(MATERIAL):

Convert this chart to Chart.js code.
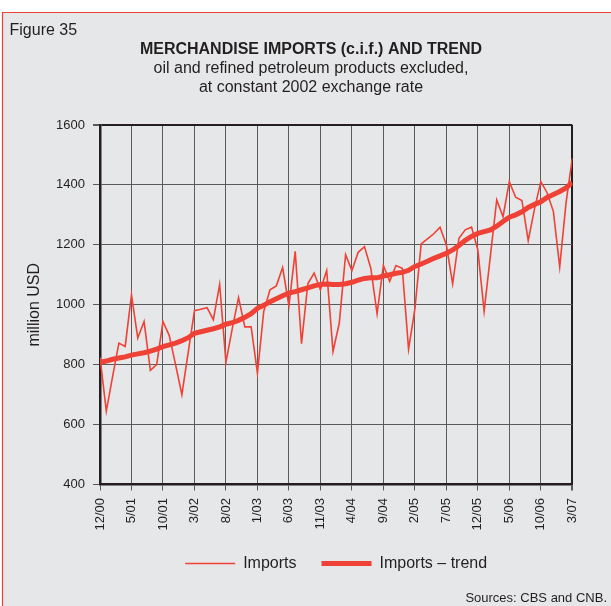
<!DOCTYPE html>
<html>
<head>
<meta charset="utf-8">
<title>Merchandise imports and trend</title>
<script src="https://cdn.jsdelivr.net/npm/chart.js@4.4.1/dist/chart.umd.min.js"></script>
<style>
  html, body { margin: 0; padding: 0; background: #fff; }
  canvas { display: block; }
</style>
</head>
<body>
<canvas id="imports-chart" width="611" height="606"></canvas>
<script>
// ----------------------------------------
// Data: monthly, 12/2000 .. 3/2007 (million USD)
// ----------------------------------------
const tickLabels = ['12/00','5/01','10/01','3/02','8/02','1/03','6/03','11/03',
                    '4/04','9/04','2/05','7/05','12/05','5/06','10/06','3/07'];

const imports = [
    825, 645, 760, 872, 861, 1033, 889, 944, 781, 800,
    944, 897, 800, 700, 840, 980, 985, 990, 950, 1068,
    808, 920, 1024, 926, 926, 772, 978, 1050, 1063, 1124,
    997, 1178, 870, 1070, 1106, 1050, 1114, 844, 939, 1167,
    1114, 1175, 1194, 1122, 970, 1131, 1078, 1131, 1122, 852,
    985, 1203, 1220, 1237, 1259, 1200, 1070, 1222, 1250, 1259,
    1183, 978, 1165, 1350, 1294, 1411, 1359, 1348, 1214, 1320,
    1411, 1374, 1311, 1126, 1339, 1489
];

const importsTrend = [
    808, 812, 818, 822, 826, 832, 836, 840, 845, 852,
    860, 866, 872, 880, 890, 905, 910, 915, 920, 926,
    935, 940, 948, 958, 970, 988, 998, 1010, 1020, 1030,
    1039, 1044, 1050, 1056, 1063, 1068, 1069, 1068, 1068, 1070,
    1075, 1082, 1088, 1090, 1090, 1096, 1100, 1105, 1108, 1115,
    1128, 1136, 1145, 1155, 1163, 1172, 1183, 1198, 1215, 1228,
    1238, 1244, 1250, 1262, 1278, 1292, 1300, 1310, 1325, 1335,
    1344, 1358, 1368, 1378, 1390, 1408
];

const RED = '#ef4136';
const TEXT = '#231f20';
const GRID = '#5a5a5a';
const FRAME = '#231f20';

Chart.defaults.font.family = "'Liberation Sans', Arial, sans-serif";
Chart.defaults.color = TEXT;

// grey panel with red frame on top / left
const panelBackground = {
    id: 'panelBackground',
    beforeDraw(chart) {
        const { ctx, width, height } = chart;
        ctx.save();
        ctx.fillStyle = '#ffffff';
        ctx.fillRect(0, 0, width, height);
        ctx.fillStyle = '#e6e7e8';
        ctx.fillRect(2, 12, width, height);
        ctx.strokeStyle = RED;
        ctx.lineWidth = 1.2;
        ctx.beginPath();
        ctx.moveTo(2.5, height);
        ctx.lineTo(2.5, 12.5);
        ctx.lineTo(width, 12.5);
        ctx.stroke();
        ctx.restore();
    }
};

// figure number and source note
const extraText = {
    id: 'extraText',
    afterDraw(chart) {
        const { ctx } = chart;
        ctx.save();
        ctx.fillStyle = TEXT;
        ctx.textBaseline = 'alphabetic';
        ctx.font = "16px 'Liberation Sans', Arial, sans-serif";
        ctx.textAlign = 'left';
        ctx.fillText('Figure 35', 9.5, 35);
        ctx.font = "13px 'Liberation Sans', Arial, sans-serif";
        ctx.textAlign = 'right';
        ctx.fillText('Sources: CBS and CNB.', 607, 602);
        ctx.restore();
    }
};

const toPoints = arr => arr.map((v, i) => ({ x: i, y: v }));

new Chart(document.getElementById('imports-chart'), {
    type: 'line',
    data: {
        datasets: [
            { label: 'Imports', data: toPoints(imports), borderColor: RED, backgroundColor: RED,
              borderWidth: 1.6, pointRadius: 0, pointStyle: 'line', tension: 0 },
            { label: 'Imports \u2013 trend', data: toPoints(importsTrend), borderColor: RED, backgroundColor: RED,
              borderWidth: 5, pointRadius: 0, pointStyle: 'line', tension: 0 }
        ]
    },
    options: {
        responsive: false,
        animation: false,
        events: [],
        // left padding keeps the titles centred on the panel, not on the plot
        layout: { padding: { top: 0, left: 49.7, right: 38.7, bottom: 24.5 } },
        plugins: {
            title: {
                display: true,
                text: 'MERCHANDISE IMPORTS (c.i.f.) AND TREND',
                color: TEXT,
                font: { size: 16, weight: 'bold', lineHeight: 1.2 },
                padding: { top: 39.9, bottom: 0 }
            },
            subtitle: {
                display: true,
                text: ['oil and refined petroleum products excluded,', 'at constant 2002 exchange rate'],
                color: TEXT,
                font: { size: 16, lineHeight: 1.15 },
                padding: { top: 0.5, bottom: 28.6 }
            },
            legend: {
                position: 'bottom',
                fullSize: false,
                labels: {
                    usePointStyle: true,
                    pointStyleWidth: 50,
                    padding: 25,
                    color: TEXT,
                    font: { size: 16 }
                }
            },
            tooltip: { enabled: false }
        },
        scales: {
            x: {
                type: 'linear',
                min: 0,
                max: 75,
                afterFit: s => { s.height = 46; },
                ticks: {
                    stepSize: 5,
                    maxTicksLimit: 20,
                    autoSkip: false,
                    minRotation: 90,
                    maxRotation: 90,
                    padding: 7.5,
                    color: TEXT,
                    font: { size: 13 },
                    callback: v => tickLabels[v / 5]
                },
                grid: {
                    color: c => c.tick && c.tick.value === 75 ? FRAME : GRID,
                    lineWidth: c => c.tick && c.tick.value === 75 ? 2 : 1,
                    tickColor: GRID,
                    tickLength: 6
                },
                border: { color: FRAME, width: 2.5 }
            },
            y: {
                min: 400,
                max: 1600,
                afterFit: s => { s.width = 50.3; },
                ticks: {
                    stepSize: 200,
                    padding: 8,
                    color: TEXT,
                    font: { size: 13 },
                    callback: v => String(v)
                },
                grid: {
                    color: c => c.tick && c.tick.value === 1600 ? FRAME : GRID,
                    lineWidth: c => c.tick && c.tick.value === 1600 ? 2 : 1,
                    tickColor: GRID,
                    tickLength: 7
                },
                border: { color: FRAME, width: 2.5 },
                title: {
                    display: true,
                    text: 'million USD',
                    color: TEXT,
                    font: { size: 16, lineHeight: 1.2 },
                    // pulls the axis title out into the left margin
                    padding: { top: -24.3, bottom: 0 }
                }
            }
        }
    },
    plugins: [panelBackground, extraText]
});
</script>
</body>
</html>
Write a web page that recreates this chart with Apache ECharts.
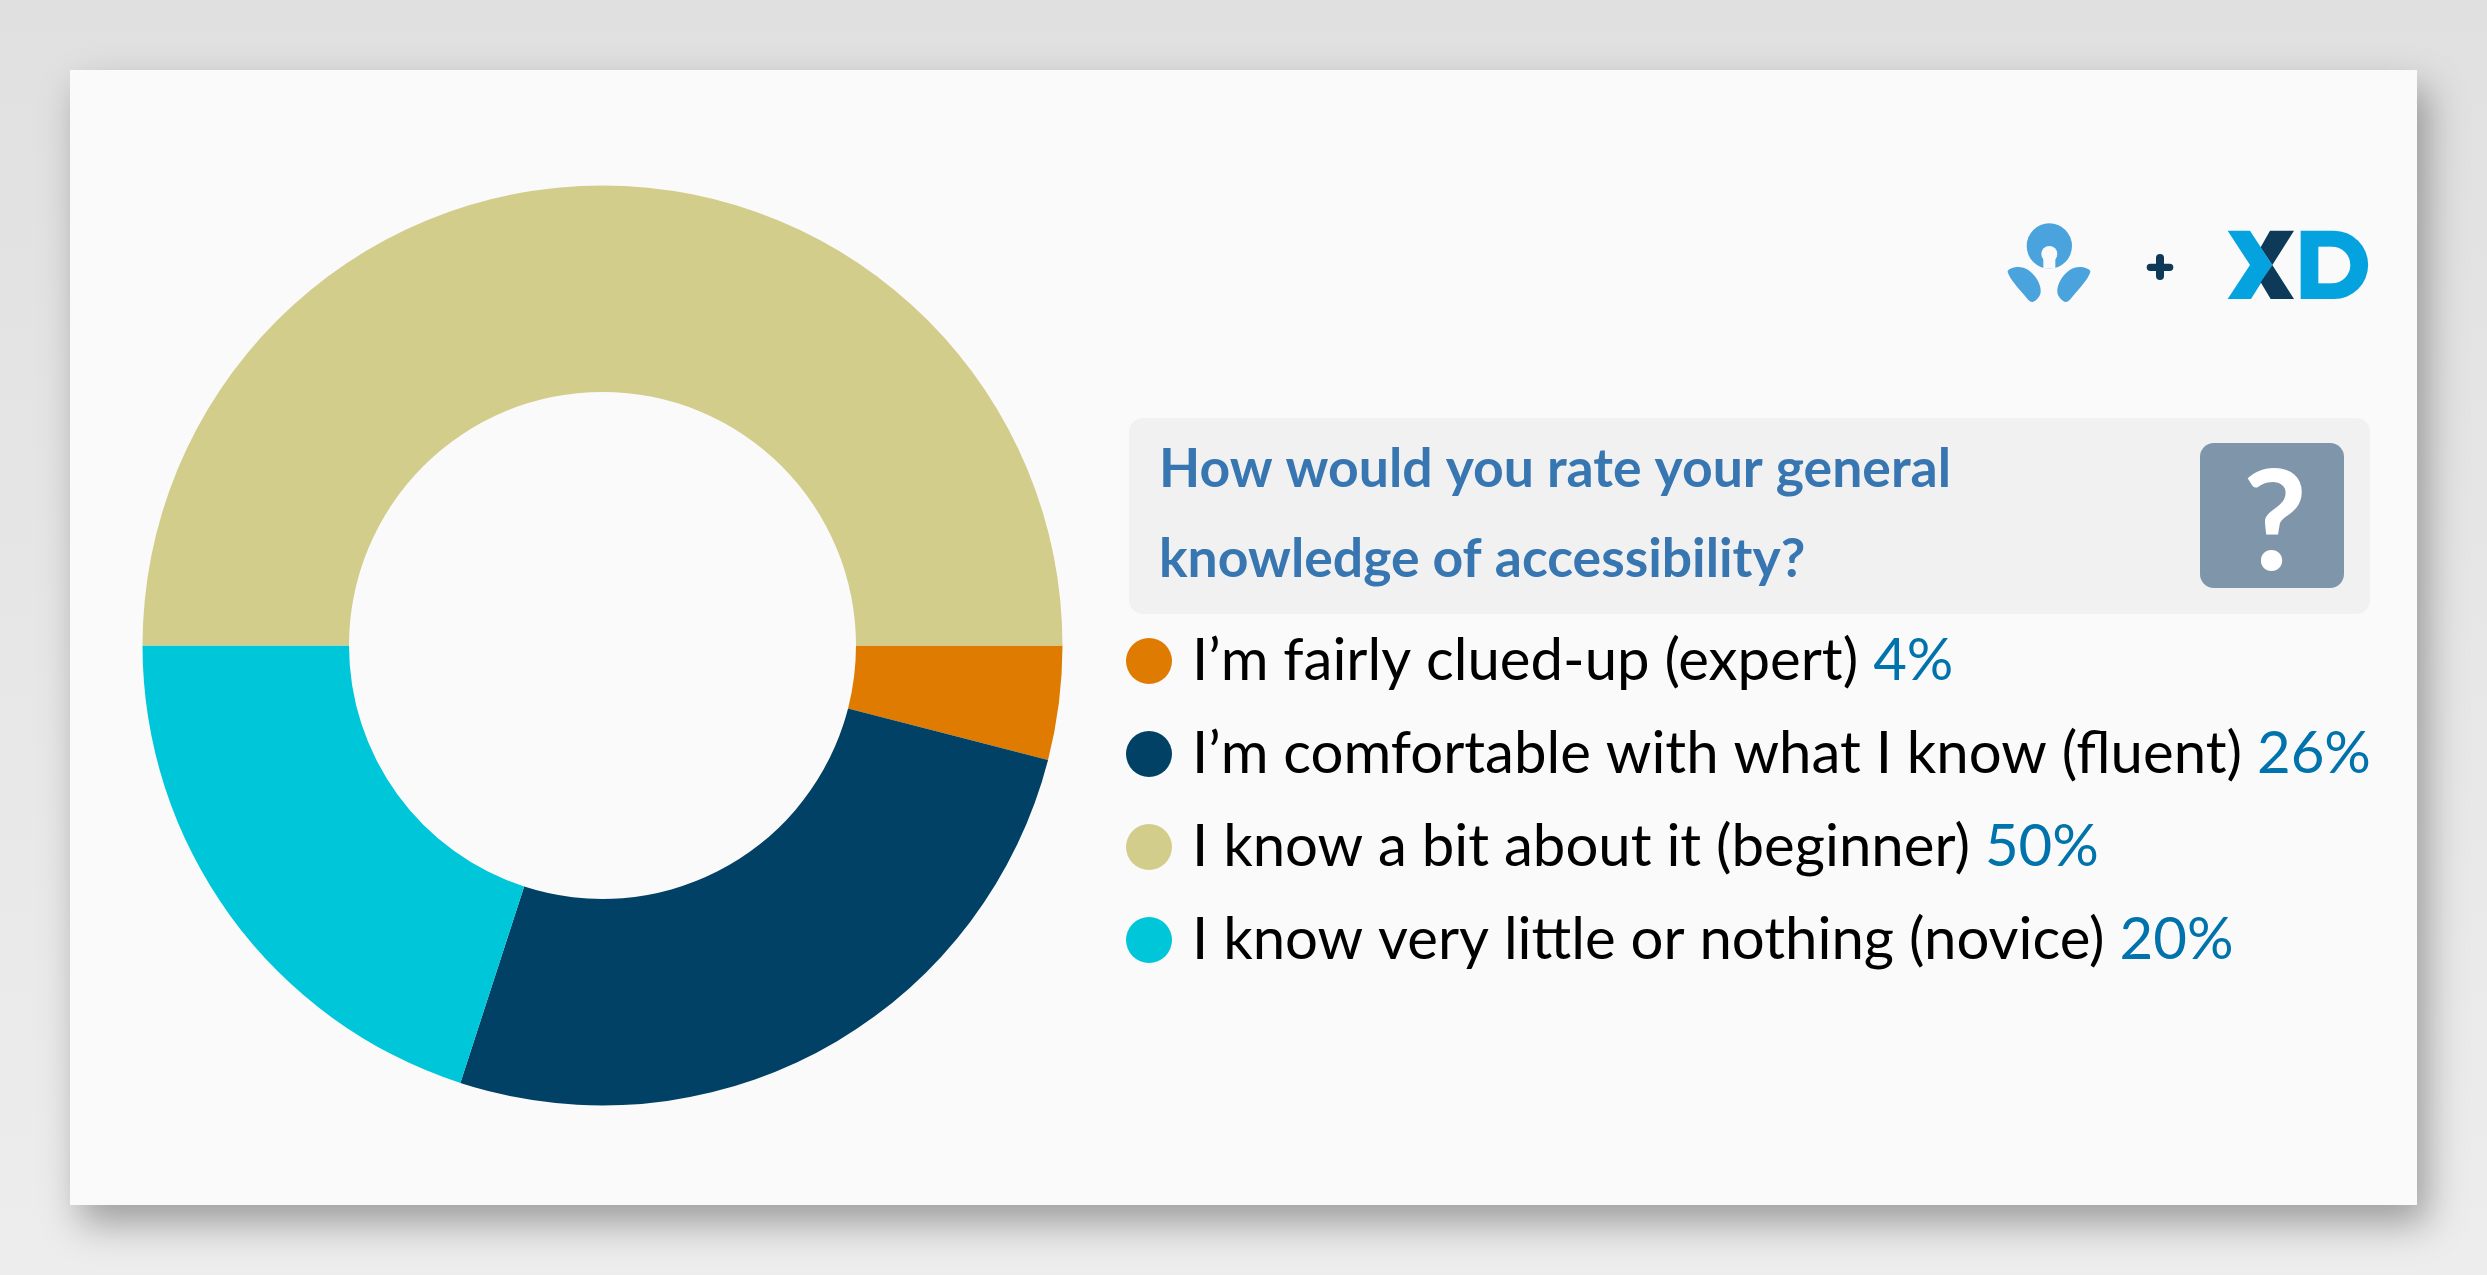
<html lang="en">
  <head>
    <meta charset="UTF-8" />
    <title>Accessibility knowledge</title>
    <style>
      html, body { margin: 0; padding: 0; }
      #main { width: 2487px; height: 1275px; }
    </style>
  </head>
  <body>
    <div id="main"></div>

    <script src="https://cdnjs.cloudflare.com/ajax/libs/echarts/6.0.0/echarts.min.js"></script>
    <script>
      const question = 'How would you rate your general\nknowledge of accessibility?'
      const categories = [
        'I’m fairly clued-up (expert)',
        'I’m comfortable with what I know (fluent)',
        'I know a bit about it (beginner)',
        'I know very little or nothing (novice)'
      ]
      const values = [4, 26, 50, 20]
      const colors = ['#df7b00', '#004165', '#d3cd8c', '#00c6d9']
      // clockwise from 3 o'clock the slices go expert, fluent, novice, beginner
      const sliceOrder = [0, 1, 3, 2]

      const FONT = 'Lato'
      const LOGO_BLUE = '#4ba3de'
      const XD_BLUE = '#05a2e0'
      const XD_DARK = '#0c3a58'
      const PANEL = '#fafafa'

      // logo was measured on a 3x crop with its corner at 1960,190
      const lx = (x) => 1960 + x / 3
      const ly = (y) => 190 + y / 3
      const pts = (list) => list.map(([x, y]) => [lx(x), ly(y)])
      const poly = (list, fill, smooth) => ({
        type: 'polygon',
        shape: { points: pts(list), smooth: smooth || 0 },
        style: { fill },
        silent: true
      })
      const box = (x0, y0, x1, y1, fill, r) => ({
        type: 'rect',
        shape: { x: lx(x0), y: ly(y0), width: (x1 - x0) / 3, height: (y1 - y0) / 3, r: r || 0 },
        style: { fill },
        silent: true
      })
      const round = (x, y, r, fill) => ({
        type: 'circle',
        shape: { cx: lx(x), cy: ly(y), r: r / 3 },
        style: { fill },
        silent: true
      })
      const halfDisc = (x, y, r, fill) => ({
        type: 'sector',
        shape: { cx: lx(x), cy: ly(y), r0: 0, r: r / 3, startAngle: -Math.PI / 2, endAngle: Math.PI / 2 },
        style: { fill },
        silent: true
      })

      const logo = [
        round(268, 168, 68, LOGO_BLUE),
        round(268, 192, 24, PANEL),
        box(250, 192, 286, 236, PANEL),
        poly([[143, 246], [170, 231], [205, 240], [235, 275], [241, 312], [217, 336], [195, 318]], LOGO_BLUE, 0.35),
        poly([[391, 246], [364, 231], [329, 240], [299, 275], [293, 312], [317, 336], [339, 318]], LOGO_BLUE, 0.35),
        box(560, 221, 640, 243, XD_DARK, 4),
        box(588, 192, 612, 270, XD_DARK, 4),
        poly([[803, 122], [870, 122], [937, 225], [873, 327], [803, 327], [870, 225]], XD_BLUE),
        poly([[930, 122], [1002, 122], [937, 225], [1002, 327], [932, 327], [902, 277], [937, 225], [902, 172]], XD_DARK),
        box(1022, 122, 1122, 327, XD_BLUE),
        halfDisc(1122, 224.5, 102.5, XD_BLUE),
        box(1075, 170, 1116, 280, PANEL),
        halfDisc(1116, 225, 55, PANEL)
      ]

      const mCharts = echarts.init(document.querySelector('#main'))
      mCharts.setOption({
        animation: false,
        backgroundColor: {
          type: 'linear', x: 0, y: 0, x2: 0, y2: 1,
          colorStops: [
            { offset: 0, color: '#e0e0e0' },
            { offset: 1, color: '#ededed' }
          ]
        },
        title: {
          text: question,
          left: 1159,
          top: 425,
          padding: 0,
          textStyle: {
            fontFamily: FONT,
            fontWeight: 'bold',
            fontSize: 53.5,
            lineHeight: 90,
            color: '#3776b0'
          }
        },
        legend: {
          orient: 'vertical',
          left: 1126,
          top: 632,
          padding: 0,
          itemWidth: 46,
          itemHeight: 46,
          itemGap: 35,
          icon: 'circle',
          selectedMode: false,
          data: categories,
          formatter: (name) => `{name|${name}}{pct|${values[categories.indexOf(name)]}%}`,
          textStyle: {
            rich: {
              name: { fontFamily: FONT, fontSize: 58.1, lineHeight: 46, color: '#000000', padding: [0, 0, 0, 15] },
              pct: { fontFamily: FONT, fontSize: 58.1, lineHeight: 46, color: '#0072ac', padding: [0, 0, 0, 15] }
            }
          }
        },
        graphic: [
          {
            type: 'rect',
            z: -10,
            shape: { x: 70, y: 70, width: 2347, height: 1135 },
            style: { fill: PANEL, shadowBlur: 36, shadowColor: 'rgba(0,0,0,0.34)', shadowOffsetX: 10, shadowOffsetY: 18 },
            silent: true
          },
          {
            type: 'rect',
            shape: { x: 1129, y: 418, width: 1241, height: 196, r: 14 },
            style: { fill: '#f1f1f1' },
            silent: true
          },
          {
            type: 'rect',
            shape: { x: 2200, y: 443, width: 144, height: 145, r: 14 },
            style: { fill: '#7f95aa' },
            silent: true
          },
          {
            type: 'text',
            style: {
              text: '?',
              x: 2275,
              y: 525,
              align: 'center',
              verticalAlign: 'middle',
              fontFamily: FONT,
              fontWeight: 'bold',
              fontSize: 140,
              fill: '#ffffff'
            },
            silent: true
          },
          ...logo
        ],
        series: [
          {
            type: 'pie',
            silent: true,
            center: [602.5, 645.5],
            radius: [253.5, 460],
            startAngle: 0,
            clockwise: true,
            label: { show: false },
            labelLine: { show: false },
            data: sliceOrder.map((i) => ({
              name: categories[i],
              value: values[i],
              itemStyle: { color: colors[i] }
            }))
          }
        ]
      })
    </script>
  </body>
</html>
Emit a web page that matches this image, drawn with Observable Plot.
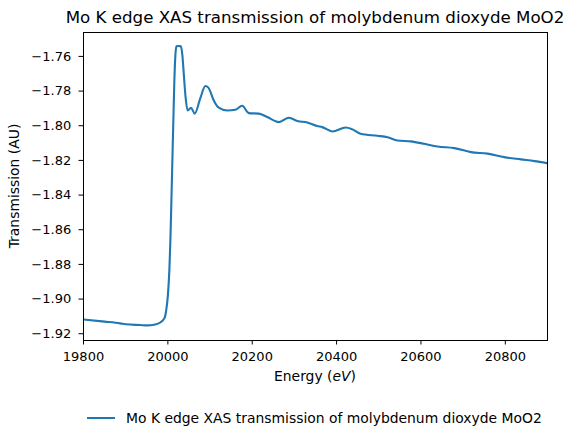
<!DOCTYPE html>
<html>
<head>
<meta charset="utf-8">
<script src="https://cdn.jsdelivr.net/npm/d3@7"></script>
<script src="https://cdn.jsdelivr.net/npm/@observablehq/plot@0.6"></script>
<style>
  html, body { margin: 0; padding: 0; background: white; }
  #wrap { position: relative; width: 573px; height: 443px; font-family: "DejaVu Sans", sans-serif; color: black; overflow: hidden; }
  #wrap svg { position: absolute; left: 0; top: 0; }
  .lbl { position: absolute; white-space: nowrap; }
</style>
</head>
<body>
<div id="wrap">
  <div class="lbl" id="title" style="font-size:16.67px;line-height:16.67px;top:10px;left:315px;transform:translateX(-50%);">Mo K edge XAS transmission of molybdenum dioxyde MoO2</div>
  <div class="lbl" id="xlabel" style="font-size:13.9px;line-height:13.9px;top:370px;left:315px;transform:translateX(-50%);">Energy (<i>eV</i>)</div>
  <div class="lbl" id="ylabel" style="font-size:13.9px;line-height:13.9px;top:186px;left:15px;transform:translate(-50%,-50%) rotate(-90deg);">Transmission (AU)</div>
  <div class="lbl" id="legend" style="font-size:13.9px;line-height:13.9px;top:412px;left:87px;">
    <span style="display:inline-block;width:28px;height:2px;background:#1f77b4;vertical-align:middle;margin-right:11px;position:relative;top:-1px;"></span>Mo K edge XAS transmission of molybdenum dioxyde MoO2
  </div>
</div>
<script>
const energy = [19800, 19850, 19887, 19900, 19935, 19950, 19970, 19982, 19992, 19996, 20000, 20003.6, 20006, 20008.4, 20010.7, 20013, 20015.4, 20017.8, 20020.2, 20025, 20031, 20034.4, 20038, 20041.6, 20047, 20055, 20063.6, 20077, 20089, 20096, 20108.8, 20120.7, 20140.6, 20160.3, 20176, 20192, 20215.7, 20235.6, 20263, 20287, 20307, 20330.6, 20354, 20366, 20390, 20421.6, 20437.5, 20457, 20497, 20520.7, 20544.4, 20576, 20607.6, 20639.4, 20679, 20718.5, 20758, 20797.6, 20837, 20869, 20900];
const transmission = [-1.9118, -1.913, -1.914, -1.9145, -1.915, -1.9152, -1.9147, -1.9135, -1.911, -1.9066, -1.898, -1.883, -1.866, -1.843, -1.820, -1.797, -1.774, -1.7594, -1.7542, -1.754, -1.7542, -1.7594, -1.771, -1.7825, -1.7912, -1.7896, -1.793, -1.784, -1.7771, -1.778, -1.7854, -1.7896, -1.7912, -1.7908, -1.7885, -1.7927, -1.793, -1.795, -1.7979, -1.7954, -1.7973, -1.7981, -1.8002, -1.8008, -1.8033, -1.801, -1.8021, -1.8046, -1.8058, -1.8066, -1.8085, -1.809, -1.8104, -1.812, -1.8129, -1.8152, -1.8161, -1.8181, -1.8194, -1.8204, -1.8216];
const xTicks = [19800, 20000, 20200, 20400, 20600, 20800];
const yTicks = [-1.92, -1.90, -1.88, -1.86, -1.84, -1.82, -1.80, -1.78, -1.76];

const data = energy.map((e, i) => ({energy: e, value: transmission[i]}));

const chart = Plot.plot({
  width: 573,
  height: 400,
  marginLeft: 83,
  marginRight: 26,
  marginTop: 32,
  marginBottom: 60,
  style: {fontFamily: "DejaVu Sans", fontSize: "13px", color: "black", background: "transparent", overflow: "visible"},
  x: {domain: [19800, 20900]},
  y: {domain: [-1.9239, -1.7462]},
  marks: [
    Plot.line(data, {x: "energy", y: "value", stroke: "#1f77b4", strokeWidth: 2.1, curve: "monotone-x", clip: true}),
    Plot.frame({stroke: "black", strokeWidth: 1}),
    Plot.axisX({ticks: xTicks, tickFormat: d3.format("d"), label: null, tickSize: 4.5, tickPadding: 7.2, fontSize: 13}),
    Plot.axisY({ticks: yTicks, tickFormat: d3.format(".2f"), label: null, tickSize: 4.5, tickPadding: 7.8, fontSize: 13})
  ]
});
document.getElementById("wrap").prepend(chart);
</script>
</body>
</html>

(PROBLEM DETAILS): Skip the pictures and quote each line of the entries above, from the first through the line with "Chart.defaults.color = TEXT;", exactly as it appears.

(WRITTEN ANSWER):
Convert this chart to Chart.js code.
<!DOCTYPE html>
<html>
<head>
<meta charset="utf-8">
<title>Merchandise imports and trend</title>
<script src="https://cdn.jsdelivr.net/npm/chart.js@4.4.1/dist/chart.umd.min.js"></script>
<style>
  html, body { margin: 0; padding: 0; background: #fff; }
  canvas { display: block; }
</style>
</head>
<body>
<canvas id="imports-chart" width="611" height="606"></canvas>
<script>
// ----------------------------------------
// Data: monthly, 12/2000 .. 3/2007 (million USD)
// ----------------------------------------
const tickLabels = ['12/00','5/01','10/01','3/02','8/02','1/03','6/03','11/03',
                    '4/04','9/04','2/05','7/05','12/05','5/06','10/06','3/07'];

const imports = [
    825, 645, 760, 872, 861, 1033, 889, 944, 781, 800,
    944, 897, 800, 700, 840, 980, 985, 990, 950, 1068,
    808, 920, 1024, 926, 926, 772, 978, 1050, 1063, 1124,
    997, 1178, 870, 1070, 1106, 1050, 1114, 844, 939, 1167,
    1114, 1175, 1194, 1122, 970, 1131, 1078, 1131, 1122, 852,
    985, 1203, 1220, 1237, 1259, 1200, 1070, 1222, 1250, 1259,
    1183, 978, 1165, 1350, 1294, 1411, 1359, 1348, 1214, 1320,
    1411, 1374, 1311, 1126, 1339, 1489
];

const importsTrend = [
    808, 812, 818, 822, 826, 832, 836, 840, 845, 852,
    860, 866, 872, 880, 890, 905, 910, 915, 920, 926,
    935, 940, 948, 958, 970, 988, 998, 1010, 1020, 1030,
    1039, 1044, 1050, 1056, 1063, 1068, 1069, 1068, 1068, 1070,
    1075, 1082, 1088, 1090, 1090, 1096, 1100, 1105, 1108, 1115,
    1128, 1136, 1145, 1155, 1163, 1172, 1183, 1198, 1215, 1228,
    1238, 1244, 1250, 1262, 1278, 1292, 1300, 1310, 1325, 1335,
    1344, 1358, 1368, 1378, 1390, 1408
];

const RED = '#ef4136';
const TEXT = '#231f20';
const GRID = '#5a5a5a';
const FRAME = '#231f20';

Chart.defaults.font.family = "'Liberation Sans', Arial, sans-serif";
Chart.defaults.color = TEXT;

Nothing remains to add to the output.